Several times over the past six years we have discussed the roller coaster of constantly changing legal interpretations known as “Waters of the United States” or WOTUS. It is a hot topic again this week because the EPA just announced its plan to once again revise the rule “to better protect our nation’s vital water resources that support public health, environmental protection, agricultural activity, and economic growth.” Ignoring the grammatical cul-de-sac of “protecting” the resource that “protects” the environment, I couldn’t help focusing on the last phrase in that description – protecting the resources that support “economic growth.”

Under Colorado law, it has long been recognized that water is the essential basis of all economic activity, including municipal, industrial, agricultural, and recreational uses. But water is only valuable enough to create a property right when it is “put to beneficial use.” It supports no economy when it is walled off, and put under control of Washington bureaucrats, with all human uses blocked pending permits that take years to get, if they are allowed at all. The only economy that supports is in Washington, D.C.

You will remember that the Obama-era EPA tried to extend federal control over practically all water in the U.S., labeling it as “waters of the U.S.” under the Clean Water Act. The problem was that the Clean Water Act did not declare all water to be federal, only “navigable waters” such as major rivers, harbors, ports, inter-coastal waterways, and the Great Lakes. The EPA wanted to regulate any waterways with a “significant nexus” to “waters of the U.S.” That included, as EPA proposed its rule, all land – not just water – within any 100-year floodplain, or within a quarter mile of the high-water mark of any such flood, or within three-quarters of a mile of waters already under EPA jurisdiction. It also included what the agency called “ephemeral” ponds, ditches, or streams that that are dry except after rainstorms. That had nothing to do with “navigable waters” as clearly defined in the Clean Water Act. EPA called it a new “interpretation” of the law, but it was a rewriting of the law.

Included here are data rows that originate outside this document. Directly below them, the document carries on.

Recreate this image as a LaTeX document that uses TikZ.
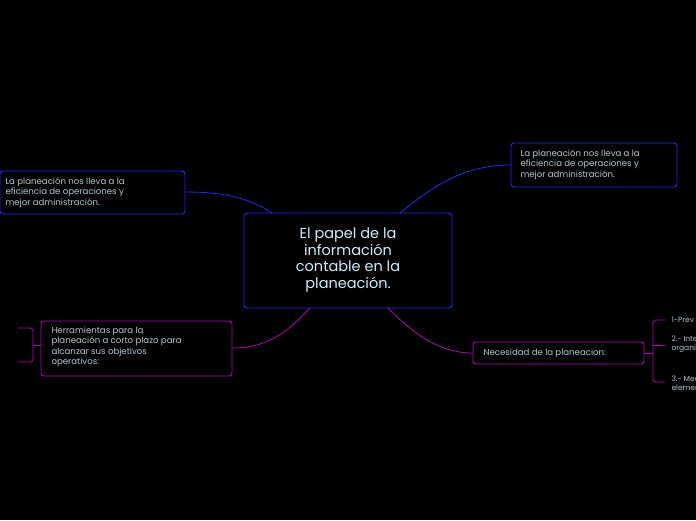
\documentclass[tikz,border=0pt]{standalone}
\usepackage{fontspec}
\setmainfont{Poppins}
\begin{document}
\begin{tikzpicture}[x=1pt,y=-1pt,
  txt/.style={text=white!75!cyan!60!gray, align=left, font=\fontsize{8.6}{10.5}\selectfont},
  bbox/.style={draw=blue!85!white, rounded corners=3pt, line width=0.9pt, inner sep=0pt},
  pbox/.style={draw=violet!60!magenta, rounded corners=3pt, line width=0.9pt, inner sep=0pt},
  bl/.style={draw=blue!85!white, line width=0.8pt},
  pl/.style={draw=violet!60!magenta, line width=0.8pt}]
\fill[black] (0,0) rectangle (696,520);
\clip (0,0) rectangle (696,520);
% central
\draw[bbox] (244,213) rectangle (452,308);
\node[text=white!80!cyan, align=center, font=\fontsize{14.5}{16.5}\selectfont] (c) at (348,260) {El papel de la\\información\\contable en la\\planeación.};
\coordinate (ctl) at (272,213);
\coordinate (ctr) at (400,213);
\coordinate (cbl) at (310,308);
\coordinate (cbr) at (388,308);
% left top
\draw[bbox] (0,171) rectangle (185,214);
\node[txt, anchor=north west] (lt) at (2,174) {La planeación nos lleva a la\\eficiencia de operaciones y\\mejor administración.};
\coordinate (ltc) at (185,192);
% right top
\draw[bbox] (511,143) rectangle (677,187);
\node[txt, anchor=north west] (rt) at (517,146) {La planeación nos lleva a la\\eficiencia de operaciones y\\mejor administración.};
\coordinate (rtc) at (511,165);
% left mid
\draw[pbox] (41,321) rectangle (232,376);
\node[txt, anchor=north west] (lm) at (48,323) {Herramientas para la\\planeación a corto plazo para\\alcanzar sus objetivos\\operativos:};
\coordinate (lmc) at (232,348);
% right mid
\draw[pbox] (473,342) rectangle (644,364);
\node[txt, anchor=west] (rm) at (480,353) {Necesidad de la planeacion:};
\coordinate (rmc) at (473,353);
% connectors
\draw[bl] (ctl) .. controls (245,195) and (215,192) .. (ltc);
\draw[bl] (ctr) .. controls (440,180) and (470,165) .. (rtc);
\draw[pl] (cbl) .. controls (285,335) and (265,348) .. (lmc);
\draw[pl] (cbr) .. controls (415,335) and (440,353) .. (rmc);
% left bracket
\draw[pl] (41,345) -- (33,345);
\draw[pl, rounded corners=3pt] (18,328) -- (33,328) -- (33,362) -- (18,362);
% right bracket
\draw[pl] (644,353) -- (653,353);
\draw[pl, rounded corners=3pt] (665,320) -- (653,320) -- (653,382) -- (665,382);
\draw[pl] (653,345) -- (665,345);
\node[txt, anchor=west, font=\fontsize{7.5}{9}\selectfont] (n1) at (668,320) {1-Prev};
\node[txt, anchor=west, font=\fontsize{7.5}{9}\selectfont] (n2) at (668,344) {2.- Integrar\\organización};
\node[txt, anchor=west, font=\fontsize{7.5}{9}\selectfont] (n3) at (668,383) {3.- Medir\\elementos};
\end{tikzpicture}
\end{document}
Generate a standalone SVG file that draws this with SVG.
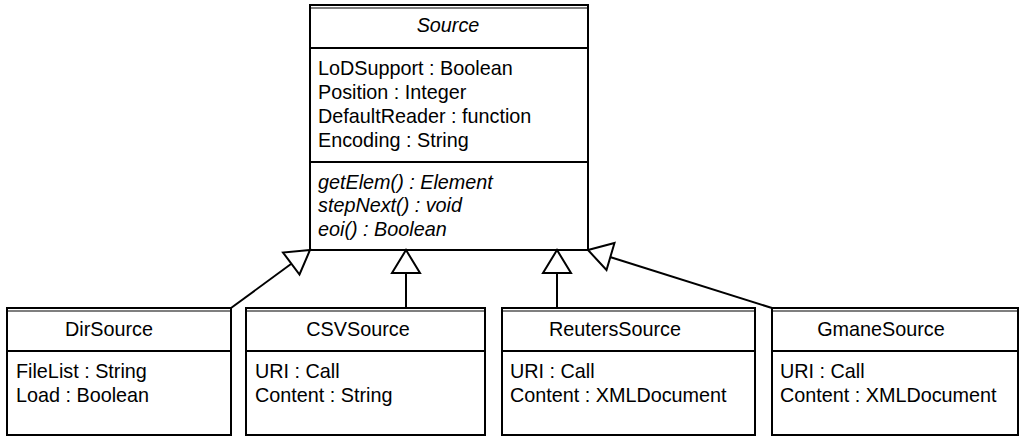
<svg xmlns="http://www.w3.org/2000/svg" width="1029" height="440" viewBox="0 0 1029 440">
<style>
.box{fill:#fff;stroke:#000;stroke-width:2}
.sep{stroke:#000;stroke-width:2}
.dbl{stroke:#000;stroke-width:1.2}
text{font-family:"Liberation Sans",Arial,sans-serif;font-size:19.8px;fill:#000}
.t{text-anchor:middle}
.i{font-style:italic}
.c{fill:none;stroke:#000;stroke-width:2}
.h{fill:#fff;stroke:#000;stroke-width:2;stroke-linejoin:miter}
</style>
<rect width="1029" height="440" fill="#fff"/>
<g id="Source">
<rect class="box" x="310" y="5" width="278" height="245"/>
<line class="dbl" x1="310" y1="8" x2="588" y2="8"/>
<line class="sep" x1="310" y1="48" x2="588" y2="48"/>
<line class="sep" x1="310" y1="162" x2="588" y2="162"/>
<text class="t i" x="448" y="32">Source</text>
<text x="318" y="75">LoDSupport : Boolean</text>
<text x="318" y="99">Position : Integer</text>
<text x="318" y="123">DefaultReader : function</text>
<text x="318" y="147">Encoding : String</text>
<text class="i" x="318" y="189">getElem() : Element</text>
<text class="i" x="318" y="212">stepNext() : void</text>
<text class="i" x="318" y="236">eoi() : Boolean</text>
</g>
<g id="DirSource">
<rect class="box" x="7" y="308" width="224" height="127"/>
<line class="dbl" x1="7" y1="311" x2="231" y2="311"/>
<line class="sep" x1="7" y1="351" x2="231" y2="351"/>
<text class="t" x="109" y="336">DirSource</text>
<text x="16" y="378">FileList : String</text>
<text x="16" y="402">Load : Boolean</text>
</g>
<g id="CSVSource">
<rect class="box" x="246" y="308" width="239" height="127"/>
<line class="dbl" x1="246" y1="311" x2="485" y2="311"/>
<line class="sep" x1="246" y1="351" x2="485" y2="351"/>
<text class="t" x="358" y="336">CSVSource</text>
<text x="255" y="378">URI : Call</text>
<text x="255" y="402">Content : String</text>
</g>
<g id="ReutersSource">
<rect class="box" x="502" y="308" width="253" height="127"/>
<line class="dbl" x1="502" y1="311" x2="755" y2="311"/>
<line class="sep" x1="502" y1="351" x2="755" y2="351"/>
<text class="t" x="615" y="336">ReutersSource</text>
<text x="510" y="378">URI : Call</text>
<text x="510" y="402">Content : XMLDocument</text>
</g>
<g id="GmaneSource">
<rect class="box" x="772" y="308" width="246" height="127"/>
<line class="dbl" x1="772" y1="311" x2="1018" y2="311"/>
<line class="sep" x1="772" y1="351" x2="1018" y2="351"/>
<text class="t" x="881" y="336">GmaneSource</text>
<text x="780" y="378">URI : Call</text>
<text x="780" y="402">Content : XMLDocument</text>
</g>
<g id="connectors">
<line class="c" x1="231" y1="308" x2="291" y2="264"/>
<polygon class="h" points="310,250 283,252.5 299.5,274.5"/>
<line class="c" x1="406" y1="273" x2="406" y2="308"/>
<polygon class="h" points="406,250 392,273 420,273"/>
<line class="c" x1="557" y1="273" x2="557" y2="308"/>
<polygon class="h" points="557,250 543,273 571,273"/>
<line class="c" x1="772" y1="308" x2="610" y2="257"/>
<polygon class="h" points="588,250 614.5,243 606.5,270"/>
</g>
</svg>
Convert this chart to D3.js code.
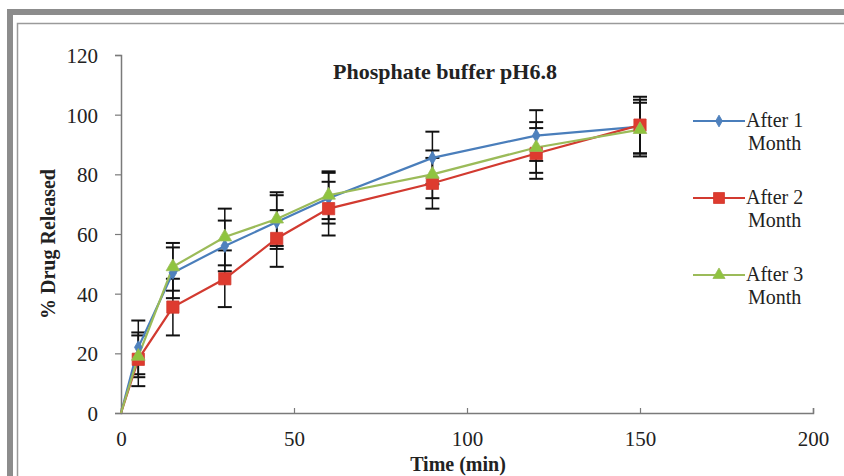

Waters that are not navigable are not involved in “interstate commerce,” so they are controlled by states, not the federal government. So, more half of all the states sued the government over that new “interpretation,” and some federal courts blocked it. The Trump Administration withdrew the rule, and now the Biden EPA leadership is trying again. This time, though, the political climate is different because of a seemingly unrelated political battle – one that is consuming most of Congress’s time, and becoming a defining moment for the Administration.

Congress has been tied in knots for weeks over the proposed infrastructure bill, which will authorize somewhere between a trillion and three trillion dollars of new spending. In theory at least, the initiative would build and/or repair roads, bridges, pipelines, tunnels, and other structures that an active and mobile society requires for a prosperous economy. Trouble is, the WOTUS rule has only one clear purpose, which is to stop such construction projects, not to facilitate them. The EPA’s own description of the plan, in its announcement last week, complains that by rolling back the Obama-era “interpretation,” the Trump Administration had eliminated federal permitting requirements for 333 specific infrastructure projects. In other words, there are hundreds of infrastructure projects underway that the EPA once again wants to stop, or at least delay until it works its will through the permitting process. And it has proposed to resurrect this misguided power grab at exactly the moment we hear that at least some Republicans have reached agreement with the Democratic leadership to spend a trillion dollars on infrastructure.

Predictably, very few political leaders have connected the two issues in their minds, much less mentioned the conflicting goals in any public statements. One newspaper, the Wall Street Journal, editorialized that “President Biden wants Congress to shovel out hundreds of billions of dollars for infrastructure, which the EPA then will tie up in a permitting morass.”

In other words, the right hand has no idea what the left is doing. If there is one message that ought to be delivered to the EPA Administrator and the leadership of Congress, it is, “You guys should talk.”